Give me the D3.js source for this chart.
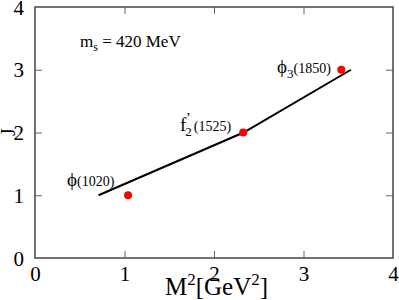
<!DOCTYPE html>
<html>
<head>
<meta charset="utf-8">
<script src="https://cdn.jsdelivr.net/npm/d3@7"></script>
<style>
  body { margin: 0; background: #fff; }
  text { font-family: "Liberation Serif", "DejaVu Serif", serif; }
</style>
</head>
<body>
<div id="chart"></div>
<script>
// data
var mesonNames = ["ϕ", "f", "ϕ"];
var mesonMass = ["(1020)", "(1525)", "(1850)"];
var mesonM2 = [1.04, 2.326, 3.4225];
var mesonJ = [1, 2, 3];

// fitted trajectory
var trajM2 = [0.71, 2.33, 3.53];
var trajJ = [1, 2, 3];

var xTicks = [0, 1, 2, 3, 4];
var yTicks = [0, 1, 2, 3, 4];

var W = 399, H = 300;
var margin = {top: 7, right: 6, bottom: 42, left: 35},
    width = W - margin.left - margin.right,
    height = H - margin.top - margin.bottom;

var svg = d3.select("#chart").append("svg")
    .attr("width", W)
    .attr("height", H);

var g = svg.append("g")
    .attr("transform", "translate(" + margin.left + "," + margin.top + ")");

var x = d3.scaleLinear().domain([0, 4]).range([0, width]);
var y = d3.scaleLinear().domain([0, 4]).range([height, 0]);

// axes, ticks pointing inward on all four sides
var xAxis = d3.axisBottom(x).tickValues(xTicks).tickSize(-7).tickPadding(10).tickFormat(d3.format("d"));
var yAxis = d3.axisLeft(y).tickValues(yTicks).tickSize(-7).tickPadding(11).tickFormat(d3.format("d"));

var gx = g.append("g").attr("transform", "translate(0," + height + ")").call(xAxis);
var gy = g.append("g").call(yAxis);
g.append("g").call(d3.axisTop(x).tickValues([1, 2, 3]).tickSize(-7).tickFormat(""));
g.append("g").attr("transform", "translate(" + width + ",0)")
    .call(d3.axisRight(y).tickValues([1, 2, 3]).tickSize(-7).tickFormat(""));

g.selectAll("g").attr("font-family", null);
g.selectAll(".domain").remove();
g.selectAll(".tick line").attr("stroke", "#666");
g.selectAll(".tick text")
    .attr("font-family", "Liberation Serif")
    .attr("font-size", 21)
    .attr("fill", "#000");
gx.selectAll(".tick line").filter(function (d) { return d === 0 || d === 4; }).remove();
gy.selectAll(".tick line").filter(function (d) { return d === 0 || d === 4; }).remove();
gx.selectAll(".tick text").attr("dy", "0.6em");
gy.selectAll(".tick text").attr("dy", "0.34em");

// frame
g.append("rect")
    .attr("width", width)
    .attr("height", height)
    .attr("fill", "none")
    .attr("stroke", "#444")
    .attr("stroke-width", 1.5);

// trajectory line
var line = d3.line()
    .x(function (d, i) { return x(trajM2[i]); })
    .y(function (d, i) { return y(trajJ[i]); });

g.append("path")
    .datum(trajM2)
    .attr("d", line)
    .attr("fill", "none")
    .attr("stroke", "#000")
    .attr("stroke-width", 2);

// meson points
g.selectAll(".dot")
    .data(mesonM2)
    .enter().append("circle")
    .attr("class", "dot")
    .attr("cx", function (d) { return x(d); })
    .attr("cy", function (d, i) { return y(mesonJ[i]); })
    .attr("r", 4)
    .attr("fill", "#ff0000");

// labels
function label(xp, yp) {
    return g.append("text")
        .attr("x", xp - margin.left)
        .attr("y", yp - margin.top)
        .attr("fill", "#000");
}

var t0 = label(67, 186);
t0.append("tspan").attr("font-size", 19).text(mesonNames[0]);
t0.append("tspan").attr("font-size", 14).text(mesonMass[0]);

var t1 = label(180, 131);
t1.append("tspan").attr("font-size", 19).text(mesonNames[1]);
t1.append("tspan").attr("font-size", 13).attr("dy", 5).attr("dx", -1).text("2");
t1.append("tspan").attr("font-size", 15).attr("dy", -13).attr("dx", -6).text("’");
t1.append("tspan").attr("font-size", 14).attr("dy", 8).attr("dx", 3).text(mesonMass[1]);

var t2 = label(277, 73);
t2.append("tspan").attr("font-size", 19).text(mesonNames[2]);
t2.append("tspan").attr("font-size", 13).attr("dy", 5).text("3");
t2.append("tspan").attr("font-size", 14).attr("dy", -5).text(mesonMass[2]);

var ms = label(80, 47);
ms.append("tspan").attr("font-size", 17).text("m");
ms.append("tspan").attr("font-size", 12).attr("dy", 4).text("s");
ms.append("tspan").attr("font-size", 17).attr("dy", -4).text(" = 420 MeV");

// axis titles
var xt = svg.append("text")
    .attr("x", 165)
    .attr("y", 295)
    .attr("fill", "#000");
xt.append("tspan").attr("font-size", 25).text("M");
xt.append("tspan").attr("font-size", 17).attr("dy", -10).text("2");
xt.append("tspan").attr("font-size", 25).attr("dy", 10).text("[GeV");
xt.append("tspan").attr("font-size", 17).attr("dy", -10).text("2");
xt.append("tspan").attr("font-size", 25).attr("dy", 10).text("]");

svg.append("text")
    .attr("transform", "translate(15,132) rotate(-90)")
    .attr("text-anchor", "middle")
    .attr("font-size", 20)
    .attr("fill", "#000")
    .text("J");
</script>
</body>
</html>
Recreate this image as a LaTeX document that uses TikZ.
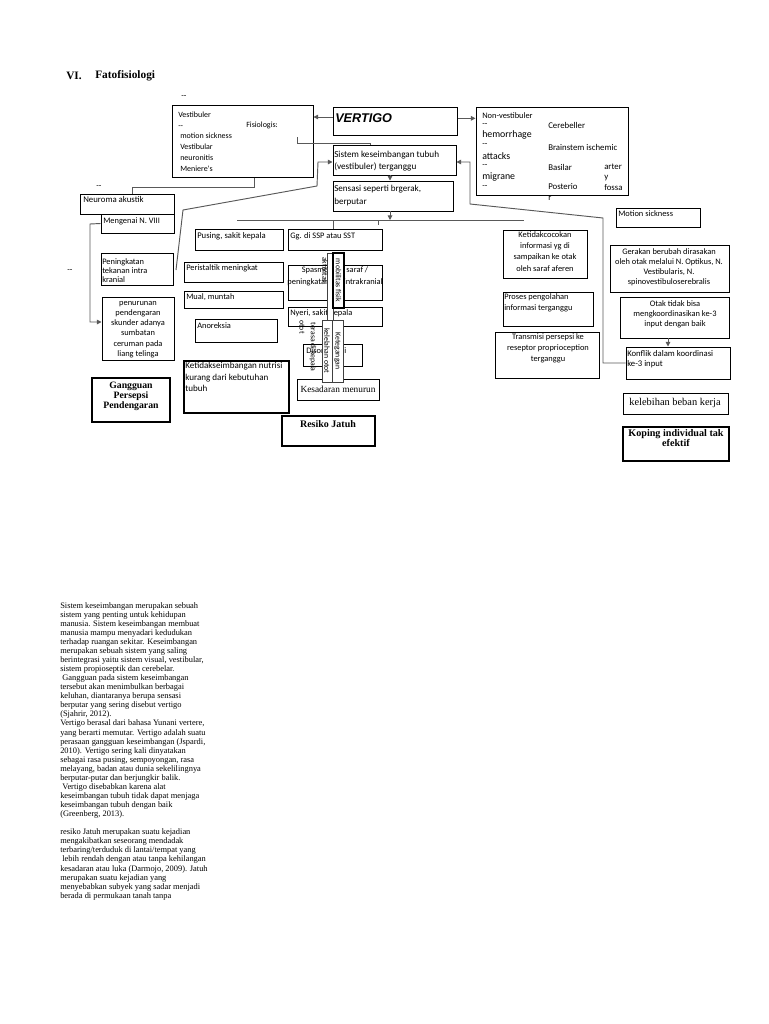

☆ ☆ ☆ ☆

> [TASK DESCRIPTION]:
Exactly as they appear, print the lines of the listing above from its first line through the line that contains "var yTicks = [0, 1, 2, 3, 4];", minus the pictures.

> [FINAL ANSWER]:
Give me the D3.js source for this chart.
<!DOCTYPE html>
<html>
<head>
<meta charset="utf-8">
<script src="https://cdn.jsdelivr.net/npm/d3@7"></script>
<style>
  body { margin: 0; background: #fff; }
  text { font-family: "Liberation Serif", "DejaVu Serif", serif; }
</style>
</head>
<body>
<div id="chart"></div>
<script>
// data
var mesonNames = ["ϕ", "f", "ϕ"];
var mesonMass = ["(1020)", "(1525)", "(1850)"];
var mesonM2 = [1.04, 2.326, 3.4225];
var mesonJ = [1, 2, 3];

// fitted trajectory
var trajM2 = [0.71, 2.33, 3.53];
var trajJ = [1, 2, 3];

var xTicks = [0, 1, 2, 3, 4];
var yTicks = [0, 1, 2, 3, 4];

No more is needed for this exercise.